Trade negotiations last year saw the Americans secure a tariff cap of
45% on soya-bean oil exports to developing countries. Meanwhile, the
tariff cap on palm oil is set at 300%, implying that Malaysia, the
globe's biggest palm-oil producer, wasn't paying attention. "Our
negotiators seemed to have been sleeping on the job," snorts a senior
Malaysian industry executive.
Prime Minister Mahathir Mohamad has already conceded as much. "There
is a disparity [between soya and palm oil] and this is the result of
not being alert during WTO negotiations," he told reporters in late
March. "If they [Malaysian negotiators] don't study things carefully,
they may commit themselves to something that will affect us later."

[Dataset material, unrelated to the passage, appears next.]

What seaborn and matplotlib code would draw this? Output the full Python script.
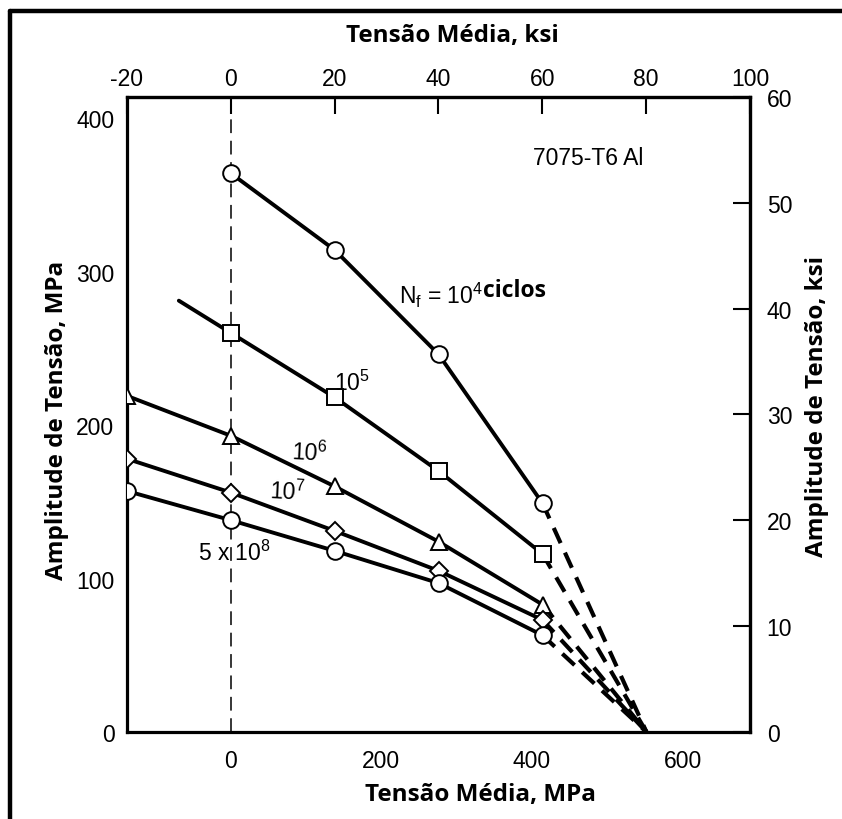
###
# Haigh-type diagram for 7075-T6 aluminium: stress amplitude vs mean stress
###

import matplotlib
matplotlib.use('Agg')
import matplotlib.pyplot as plt
import seaborn as sns
from matplotlib.lines import Line2D

MPA_PER_KSI = 6.895

# Mean stress of each test point, MPa (-20, 0, 20, 40, 60 ksi)
x_1e4 = [0, 138, 276, 414]
x_1e5 = [0, 138, 276, 414]
x_long = [-138, 0, 138, 276, 414]

# Stress amplitude at each point, MPa
y_1e4 = [364, 314, 246, 149]
y_1e5 = [260, 218, 170, 116]
y_1e6 = [219, 193, 160, 124, 83]
y_1e7 = [178, 156, 131, 105, 73]
y_5e8 = [157, 138, 118, 97, 63]

# The 10^5 curve is drawn on past its first point
x_1e5_start = -69
y_1e5_start = 281

# All curves are extrapolated (dashed) to zero amplitude here, MPa
x_ultimate = 552

series = [
    (x_1e4, y_1e4, 'o', 12),
    (x_1e5, y_1e5, 's', 11),
    (x_long, y_1e6, '^', 12),
    (x_long, y_1e7, 'D', 9),
    (x_long, y_5e8, 'o', 12),
]

sns.set_theme(style='white')
plt.rcParams['font.family'] = ['Liberation Sans', 'DejaVu Sans']
plt.rcParams['mathtext.default'] = 'regular'
plt.rcParams['axes.unicode_minus'] = False

fig = plt.figure(figsize=(8.42, 8.20), dpi=100)
ax = fig.add_axes([0.1508, 0.1061, 0.7399, 0.7744])

# Vertical reference line at zero mean stress
ax.axvline(0, color='black', lw=1.1, ls=(0, (9, 5)), zorder=1)

for xs, ys, mk, ms in series:
    line_x = list(xs)
    line_y = list(ys)
    if ys is y_1e5:
        line_x = [x_1e5_start] + line_x
        line_y = [y_1e5_start] + line_y
    sns.lineplot(x=line_x, y=line_y, ax=ax, color='black', lw=2.8,
                 sort=False, estimator=None, zorder=2)
    # dashed extrapolation to the x axis
    sns.lineplot(x=[xs[-1], x_ultimate], y=[ys[-1], 0], ax=ax, color='black',
                 lw=3.0, ls=(0, (4, 2.5)), sort=False, estimator=None, zorder=2)
    ax.plot(xs, ys, ls='none', marker=mk, ms=ms,
            mfc='white', mec='black', mew=1.4, zorder=3)

ax.set_xlim(-20 * MPA_PER_KSI, 100 * MPA_PER_KSI)
ax.set_ylim(0, 60 * MPA_PER_KSI)
ax.set_xticks([-100, 0, 100, 200, 300, 400, 500, 600])
ax.set_xticklabels(['', '0', '', '200', '', '400', '', '600'])
ax.set_yticks([0, 100, 200, 300, 400])

tick_kw = dict(direction='in', length=12, width=1.5, labelsize=16.5, colors='black')
ax.tick_params(axis='both', which='major', pad=9, **tick_kw)
ax.tick_params(axis='x', pad=12)

for s in ax.spines.values():
    s.set_visible(True)
    s.set_color('black')
    s.set_linewidth(2.3)

# Secondary scales in ksi
top = ax.secondary_xaxis('top', functions=(lambda v: v / MPA_PER_KSI, lambda v: v * MPA_PER_KSI))
top.set_xticks([-20, 0, 20, 40, 60, 80, 100])
top.tick_params(pad=5, **tick_kw)
right = ax.secondary_yaxis('right', functions=(lambda v: v / MPA_PER_KSI, lambda v: v * MPA_PER_KSI))
right.set_yticks([0, 10, 20, 30, 40, 50, 60])
right.tick_params(pad=12, **tick_kw)
for sec in (top, right):
    for s in sec.spines.values():
        s.set_linewidth(2.3)

# Axis labels
label_kw = dict(fontfamily='Open Sans', fontweight='bold', fontsize=17.5, color='black')
ax.set_xlabel('Tensão Média, MPa', **label_kw)
ax.xaxis.set_label_coords(0.567, -0.098)
ax.xaxis.label.set_va('center')
ax.set_ylabel('Amplitude de Tensão, MPa', **label_kw)
ax.yaxis.set_label_coords(-0.112, 0.493)
ax.yaxis.label.set_va('center')
fig.text(0.537, 0.956, 'Tensão Média, ksi', ha='center', va='center', **label_kw)
fig.text(0.970, 0.504, 'Amplitude de Tensão, ksi', ha='center', va='center',
         rotation=90, **label_kw)

# Curve annotations
note_kw = dict(fontsize=16.5, color='black', va='center')
ax.text(475, 374, '7075-T6 Al', ha='center', **note_kw)
ax.text(223, 285, r'$N_f$ = 10$^4$', ha='left', **note_kw)
ax.text(335, 288, 'ciclos', ha='left', fontfamily='Open Sans', fontweight='bold',
        fontsize=16.5, color='black', va='center')
ax.text(161, 228, '10$^5$', ha='center', **note_kw)
ax.text(104, 182, '10$^6$', ha='center', rotation=-3, **note_kw)
ax.text(75, 157, '10$^7$', ha='center', rotation=-3, **note_kw)
ax.text(5, 117, '5 x 10$^8$', ha='center', **note_kw)

# Frame of the scanned figure (top and left edges)
fig.add_artist(Line2D([0.0119, 1.0], [0.9854, 0.9854], color='black', lw=3.2))
fig.add_artist(Line2D([0.0119, 0.0119], [0.0, 0.9854], color='black', lw=3.2))

plt.savefig('out.png', dpi=100, facecolor='white')
plt.close()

The bilateral issue has underlined the significance of Malaysia's
traditional markets at a time when palm-oil prices, at 730 ringgit per
tonne ($192), are at a seven-year low. "The danger, going forward, is
that we will begin losing share in our biggest market," says the
senior industry executive. "After that, it could be downhill all the
Despite low prices, palm-oil exports earned almost 15 billion ringgit
for Malaysia last year, down from 23 billion ringgit in 1999. That's
significant enough, but what makes it pressing is its political
importance: Over 180,000 smallholders, almost exclusively Malay,
depend on it for a living. Mahathir is premier because he is president
of the United Malays National Organization, the country's dominant
political party, whose core constituency comprises ethnic Malays.
There are other problems. Indonesia, the world's second-largest
palm-oil producer, is also affected by the same tariffs in India. But
its cheaper rupiah allows Indonesian producers to substantially
undercut Malaysia, giving them an edge in markets like India.

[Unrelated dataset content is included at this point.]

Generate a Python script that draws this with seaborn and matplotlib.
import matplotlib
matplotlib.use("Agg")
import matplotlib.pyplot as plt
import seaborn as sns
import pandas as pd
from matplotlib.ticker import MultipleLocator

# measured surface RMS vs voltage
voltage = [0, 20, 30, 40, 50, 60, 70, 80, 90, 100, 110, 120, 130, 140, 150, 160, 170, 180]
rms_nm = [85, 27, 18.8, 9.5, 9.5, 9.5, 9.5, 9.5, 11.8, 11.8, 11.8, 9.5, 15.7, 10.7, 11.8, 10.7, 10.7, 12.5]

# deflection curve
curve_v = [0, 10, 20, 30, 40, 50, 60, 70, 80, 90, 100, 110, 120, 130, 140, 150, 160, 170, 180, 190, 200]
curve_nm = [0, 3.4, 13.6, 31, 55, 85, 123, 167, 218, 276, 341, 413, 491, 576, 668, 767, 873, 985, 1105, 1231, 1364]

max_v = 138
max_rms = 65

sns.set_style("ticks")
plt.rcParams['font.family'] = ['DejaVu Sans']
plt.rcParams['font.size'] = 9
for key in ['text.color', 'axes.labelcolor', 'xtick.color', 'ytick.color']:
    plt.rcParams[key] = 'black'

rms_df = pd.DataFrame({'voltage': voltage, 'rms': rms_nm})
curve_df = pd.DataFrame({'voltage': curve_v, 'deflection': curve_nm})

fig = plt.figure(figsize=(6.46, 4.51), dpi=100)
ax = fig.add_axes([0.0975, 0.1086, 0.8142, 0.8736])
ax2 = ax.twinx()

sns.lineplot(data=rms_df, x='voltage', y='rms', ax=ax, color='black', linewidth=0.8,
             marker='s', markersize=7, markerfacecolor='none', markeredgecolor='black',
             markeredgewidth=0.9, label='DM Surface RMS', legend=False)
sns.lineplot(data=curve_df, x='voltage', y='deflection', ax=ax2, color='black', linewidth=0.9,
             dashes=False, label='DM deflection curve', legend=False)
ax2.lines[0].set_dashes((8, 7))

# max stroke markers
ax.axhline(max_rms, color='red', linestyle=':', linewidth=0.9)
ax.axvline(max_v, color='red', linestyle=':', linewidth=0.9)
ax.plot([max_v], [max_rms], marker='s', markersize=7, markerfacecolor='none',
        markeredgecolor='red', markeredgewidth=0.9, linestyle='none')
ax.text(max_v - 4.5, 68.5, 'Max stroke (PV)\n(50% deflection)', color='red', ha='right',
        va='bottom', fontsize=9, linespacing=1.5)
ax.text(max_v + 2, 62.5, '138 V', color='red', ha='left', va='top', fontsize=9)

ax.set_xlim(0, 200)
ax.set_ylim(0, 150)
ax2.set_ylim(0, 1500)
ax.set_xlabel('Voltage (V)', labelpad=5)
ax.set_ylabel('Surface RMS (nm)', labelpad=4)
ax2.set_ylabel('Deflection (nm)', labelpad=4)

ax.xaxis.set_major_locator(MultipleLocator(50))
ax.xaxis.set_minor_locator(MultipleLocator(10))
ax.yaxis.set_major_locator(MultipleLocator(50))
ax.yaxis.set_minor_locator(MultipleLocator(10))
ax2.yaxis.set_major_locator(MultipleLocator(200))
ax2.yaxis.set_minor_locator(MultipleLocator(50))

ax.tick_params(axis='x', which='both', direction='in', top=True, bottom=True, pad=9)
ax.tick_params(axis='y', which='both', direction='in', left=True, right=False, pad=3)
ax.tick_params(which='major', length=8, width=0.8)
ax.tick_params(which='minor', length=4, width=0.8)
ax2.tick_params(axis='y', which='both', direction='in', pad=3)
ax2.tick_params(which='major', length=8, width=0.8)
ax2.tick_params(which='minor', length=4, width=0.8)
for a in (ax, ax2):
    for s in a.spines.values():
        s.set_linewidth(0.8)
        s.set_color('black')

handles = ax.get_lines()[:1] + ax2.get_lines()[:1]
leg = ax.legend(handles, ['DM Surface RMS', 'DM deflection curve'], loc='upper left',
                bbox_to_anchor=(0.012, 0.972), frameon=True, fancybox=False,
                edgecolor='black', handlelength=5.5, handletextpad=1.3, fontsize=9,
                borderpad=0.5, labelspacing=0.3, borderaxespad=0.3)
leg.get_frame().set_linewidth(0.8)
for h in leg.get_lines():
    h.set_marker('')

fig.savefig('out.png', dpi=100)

Kuala Lumpur's response is to maintain market share via some
sweeteners. On May 15, Indian rail-constructor Ircon signed a $1.8
billion agreement with Malaysia's Transport Ministry for a giant
rail-electrification project stretching from Kuala Lumpur to Padang
Besar on the Thai border. Although details have yet to be ironed out,
India has essentially agreed to accept payment in palm oil.

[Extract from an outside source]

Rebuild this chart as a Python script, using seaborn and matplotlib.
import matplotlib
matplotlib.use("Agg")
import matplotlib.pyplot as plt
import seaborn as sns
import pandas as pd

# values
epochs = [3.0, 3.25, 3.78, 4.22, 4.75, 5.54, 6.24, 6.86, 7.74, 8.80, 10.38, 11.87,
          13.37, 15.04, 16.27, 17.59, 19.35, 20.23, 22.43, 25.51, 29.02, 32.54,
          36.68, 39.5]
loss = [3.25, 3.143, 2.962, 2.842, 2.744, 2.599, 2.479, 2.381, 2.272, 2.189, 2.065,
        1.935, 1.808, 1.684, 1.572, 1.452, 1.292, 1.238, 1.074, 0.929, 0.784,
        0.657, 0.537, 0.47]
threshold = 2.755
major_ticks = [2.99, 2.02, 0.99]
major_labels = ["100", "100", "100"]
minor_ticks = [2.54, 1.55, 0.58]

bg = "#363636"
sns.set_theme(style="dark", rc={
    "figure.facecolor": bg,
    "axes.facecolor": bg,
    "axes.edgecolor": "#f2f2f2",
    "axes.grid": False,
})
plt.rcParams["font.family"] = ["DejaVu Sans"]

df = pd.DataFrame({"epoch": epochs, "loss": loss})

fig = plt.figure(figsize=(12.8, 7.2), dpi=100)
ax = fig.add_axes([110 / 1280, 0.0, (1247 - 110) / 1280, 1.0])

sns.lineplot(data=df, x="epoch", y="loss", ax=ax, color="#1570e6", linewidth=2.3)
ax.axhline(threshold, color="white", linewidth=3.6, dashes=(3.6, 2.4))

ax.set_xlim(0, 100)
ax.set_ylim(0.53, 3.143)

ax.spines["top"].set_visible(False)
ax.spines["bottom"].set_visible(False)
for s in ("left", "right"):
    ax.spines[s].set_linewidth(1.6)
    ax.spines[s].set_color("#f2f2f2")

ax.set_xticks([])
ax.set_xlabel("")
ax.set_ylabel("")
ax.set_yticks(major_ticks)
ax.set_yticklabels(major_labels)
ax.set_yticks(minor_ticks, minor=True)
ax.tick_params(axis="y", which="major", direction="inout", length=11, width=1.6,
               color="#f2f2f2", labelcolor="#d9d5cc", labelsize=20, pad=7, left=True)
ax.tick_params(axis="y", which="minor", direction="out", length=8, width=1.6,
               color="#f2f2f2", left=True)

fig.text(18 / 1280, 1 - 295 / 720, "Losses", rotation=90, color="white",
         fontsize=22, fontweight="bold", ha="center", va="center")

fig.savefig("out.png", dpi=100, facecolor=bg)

The deal isn't carved in stone as it was only a memorandum of
understanding, but Vajpayee, in remarks to the Indian media, flagged
that as one of the high points of his visit. It could be one reason
why he promised to "review" the duties on Malaysian palm oil, with a
caveat that it should be "within existing internal constraints." Lim
Keng Yaik, Malaysia's minister of primary industries, seemed resigned
in his response, saying, "I don't expect an immediate answer [but] his
promise to review the situation is good enough for us."
Given steadily increasing production costs at home, Malaysian
producers may ultimately have to move to India to tap what the
International Monetary Fund already rates the "world's fourth-largest
economy in terms of purchasing-power parity." Veena Sikri, India's
high commissioner to Malaysia, is all for it: "That would be a win-win
solution for everyone," she says. "We have over 300 million people
with international purchasing power. Another third are lower middle
class. That's as big a market as you can get."